Former members also face restrictions after they leave office. Under federal law, former Senators cannot lobby any member, officer, or employee of Congress for two years after leaving office. Former House members face a one-year restriction.13Office of the Law Revision Counsel. 18 USC 207 – Restrictions on Former Officers, Employees, and Elected Officials of the Executive and Legislative Branches These cooling-off periods apply specifically to lobbying contacts with Congress; they do not bar all employment in the private sector. Freshmen may not think much about post-employment rules on day one, but the revolving door between Capitol Hill and K Street is a defining feature of the institution they just joined.

The Fundraising Burden in Office

Winning the election does not end the fundraising grind. Both parties have told newly elected members they should spend roughly 30 hours a week at party call centers across the street from the Capitol, dialing donors.
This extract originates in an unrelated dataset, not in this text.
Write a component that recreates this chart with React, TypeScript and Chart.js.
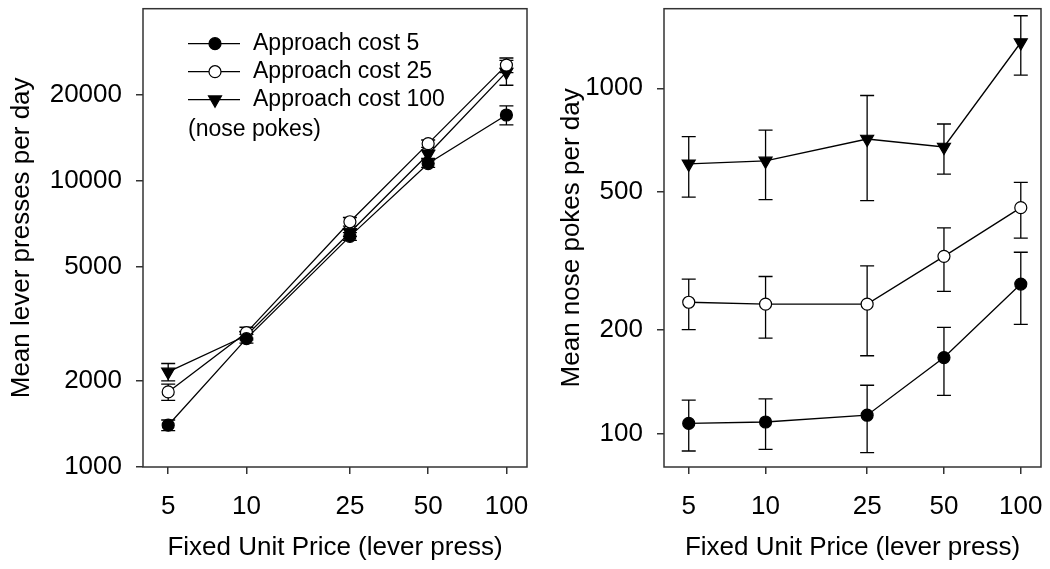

One widely reported party schedule suggested members dedicate four hours a day to call time and just two hours to actual legislative work like committee meetings and floor votes. For a House freshman with a two-year term, the target math is stark: raise enough money to deter challengers and fund a re-election campaign, starting immediately.

The fundraising burden shapes how freshmen spend their time in ways that are invisible to most voters. Hours spent in a call center are hours not spent reading legislation, attending briefings, or meeting with constituents. Senior members with safe seats and established donor networks can afford to spend less time fundraising, but freshmen in competitive districts rarely have that luxury. It is one of the least discussed and most consequential aspects of serving in Congress for the first time.